Question

Six particles situated at the corners of a regular hexagon of side $$a$$ move at a constant speed $$v .$$ Each particle maintains a direction towards the particle at the next corner. Calculate the time the particles will take to meet each other.

Answer

**step1** Understanding the Problem

We are given a regular hexagon with side length 'a'. There are six particles, one at each corner. All particles move at a constant speed 'v'. Each particle always moves directly towards the particle at the next corner in the hexagon. We need to find the total time it takes for all the particles to meet.

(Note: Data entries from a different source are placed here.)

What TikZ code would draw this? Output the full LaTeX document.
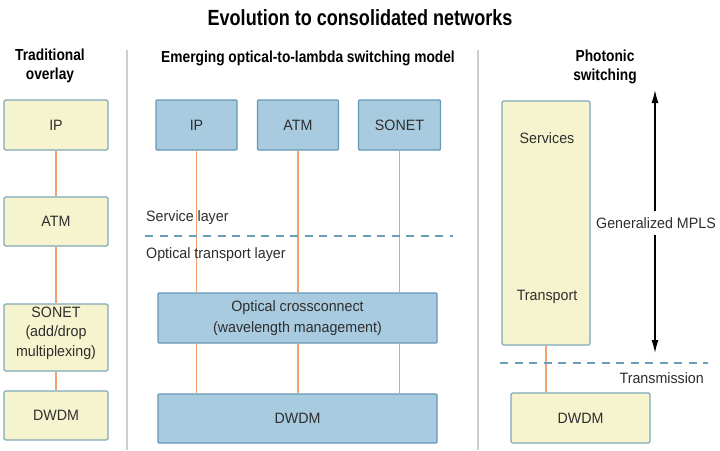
\documentclass[tikz,border=0pt]{standalone}
\usepackage{fontspec}
\setmainfont{Liberation Sans}[FakeStretch=0.95]
\newfontfamily\titlefont{Liberation Sans}[FakeStretch=0.82]
\newfontfamily\hdrfont{Liberation Sans}[FakeStretch=0.86]
\usetikzlibrary{arrows.meta}
\definecolor{ylwfill}{HTML}{F6F4CE}
\definecolor{ylwdraw}{HTML}{7FA8BA}
\definecolor{bluefill}{HTML}{A8CBE0}
\definecolor{bluedraw}{HTML}{6898B5}
\definecolor{linkcol}{HTML}{F2A070}
\definecolor{dashcol}{HTML}{6A9FB8}
\definecolor{divcol}{HTML}{C8D0D6}
\definecolor{txtcol}{HTML}{2E2E2E}
\tikzset{
  x=1pt, y=-1pt,
  every node/.style={text=txtcol, font=\fontsize{15}{19.5}\selectfont, inner sep=0pt},
  ybox/.style={draw=ylwdraw, fill=ylwfill, line width=1.2pt, rounded corners=1.5pt, align=center},
  bbox/.style={draw=bluedraw, fill=bluefill, line width=1.2pt, rounded corners=1pt, align=center},
  link/.style={draw=linkcol, line width=1.8pt},
  layerline/.style={draw=dashcol, line width=1.6pt, dash pattern=on 8pt off 6.5pt},
  divider/.style={draw=divcol, line width=2pt},
  hdr/.style={font=\hdrfont\bfseries\fontsize{16}{18.5}\selectfont, align=center, text=black},
  lbl/.style={font=\fontsize{15}{18}\selectfont}
}
\begin{document}
\begin{tikzpicture}
\useasboundingbox[fill=white] (0,0) rectangle (720,450);
% title and headers
\node[font=\titlefont\bfseries\fontsize{22}{24}\selectfont, text=black] (title) at (360,18) {Evolution to consolidated networks};
\node[hdr] (h1) at (50,66) {Traditional\\overlay};
\node[hdr] (h2) at (308,58) {Emerging optical-to-lambda switching model};
\node[hdr] (h3) at (605,67) {Photonic\\switching};
% dividers
\coordinate (d1a) at (127,50); \coordinate (d1b) at (127,450);
\coordinate (d2a) at (478,50); \coordinate (d2b) at (478,450);
\draw[divider] (d1a) -- (d1b);
\draw[divider] (d2a) -- (d2b);
% left column
\node[ybox, minimum width=104pt, minimum height=50pt] (lip) at (56,125) {IP};
\node[ybox, minimum width=104pt, minimum height=49pt] (latm) at (56,221.5) {ATM};
\node[ybox, minimum width=104pt, minimum height=67pt, text depth=12pt] (lsonet) at (56,337.5) {SONET\\(add/drop\\multiplexing)};
\node[ybox, minimum width=104pt, minimum height=49pt] (ldwdm) at (56,415.5) {DWDM};
\draw[link] (lip.south) -- (latm.north);
\draw[link] (latm.south) -- (lsonet.north);
\draw[link] (lsonet.south) -- (ldwdm.north);
% middle column
\node[bbox, minimum width=81pt, minimum height=50pt] (mip) at (196.5,125) {IP};
\node[bbox, minimum width=81pt, minimum height=50pt] (matm) at (298,125) {ATM};
\node[bbox, minimum width=82pt, minimum height=50pt] (msonet) at (399.5,125) {SONET};
\node[bbox, minimum width=279pt, minimum height=50pt, font=\fontsize{15}{21}\selectfont] (oxc) at (297.5,318) {Optical crossconnect\\(wavelength management)};
\node[bbox, minimum width=279pt, minimum height=49pt] (mdwdm) at (297.5,418.5) {DWDM};
\draw[link] (mip.south) -- (mip.south |- oxc.north);
\draw[link] (matm.south) -- (matm.south |- oxc.north);
\draw[link] (msonet.south) -- (msonet.south |- oxc.north);
\draw[link] (mip.south |- oxc.south) -- (mip.south |- mdwdm.north);
\draw[link] (matm.south |- oxc.south) -- (matm.south |- mdwdm.north);
\draw[link] (msonet.south |- oxc.south) -- (msonet.south |- mdwdm.north);
\coordinate (ml1) at (145,236); \coordinate (ml2) at (453,236);
\draw[layerline] (ml1) -- (ml2);
\node[lbl, anchor=west] (svc) at (146,218) {Service layer};
\node[lbl, anchor=west] (otl) at (146,255) {Optical transport layer};
% right column
\node[ybox, minimum width=88pt, minimum height=244pt] (rbig) at (546,223) {};
\node[lbl] (rsvc) at (547,138) {Services};
\node[lbl] (rtrn) at (547,297) {Transport};
\node[ybox, minimum width=139pt, minimum height=50pt] (rdwdm) at (580.5,418) {DWDM};
\draw[link] (rbig.south) -- (rbig.south |- rdwdm.north);
\coordinate (rl1) at (500,363); \coordinate (rl2) at (708,363);
\draw[layerline] (rl1) -- (rl2);
\node[lbl, anchor=east] (trans) at (704,378) {Transmission};
\coordinate (atop) at (655,90); \coordinate (abot) at (655,353);
\node[lbl, fill=white, inner ysep=6pt, inner xsep=0pt] (gmpls) at (656,223) {Generalized MPLS};
\draw[line width=1.3pt, -{Latex[length=13pt,width=7pt]}] (gmpls.north -| atop) -- (atop);
\draw[line width=1.3pt, -{Latex[length=13pt,width=7pt]}] (gmpls.south -| atop) -- (abot);
\end{tikzpicture}
\end{document}
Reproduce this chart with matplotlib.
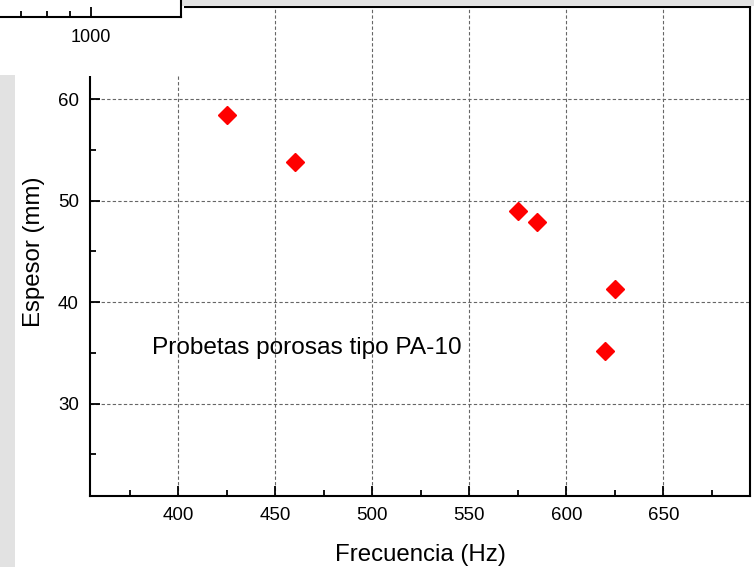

**step2** Initial Position and Meeting Point

Since the particles start symmetrically at the corners of a regular hexagon and move in a perfectly symmetric way (each chasing the next), they will all meet exactly at the very center of the hexagon. The initial distance from any corner of a regular hexagon to its center is equal to the side length of the hexagon. So, each particle starts at a distance of 'a' from the center.

**step3** Determining the Speed Towards the Center

Let's consider how quickly each particle moves directly towards the center. Each particle is moving at a speed 'v' along the side of the hexagon, directly towards the next corner. If we draw a line from a particle to the center of the hexagon, we can see that the particle's movement is not perfectly aligned with this line. In a regular hexagon, the angle between the direction a particle is moving (along the side) and the straight line connecting that particle to the center is 60 degrees. Due to this specific angle, only a part of the particle's speed 'v' is effective in bringing it closer to the center. This effective speed towards the center is exactly half of its actual speed 'v'. So, the effective speed towards the center is $$v \div 2$$.

**step4** Calculating the Time to Meet

Each particle needs to cover a total distance of 'a' (its initial distance from the center) to reach the meeting point at the center. It does this by effectively moving towards the center at a speed of $$v \div 2$$.

The time taken to meet can be calculated using the formula:

Time = Total Distance $$\div$$ Effective Speed

Time = $$a \div (v \div 2)$$

To divide by a fraction, we can multiply by its reciprocal:

Time = $$a \times \frac{2}{v}$$

Time = $$\frac{2a}{v}$$

Therefore, the particles will take $$\frac{2a}{v}$$ time to meet each other.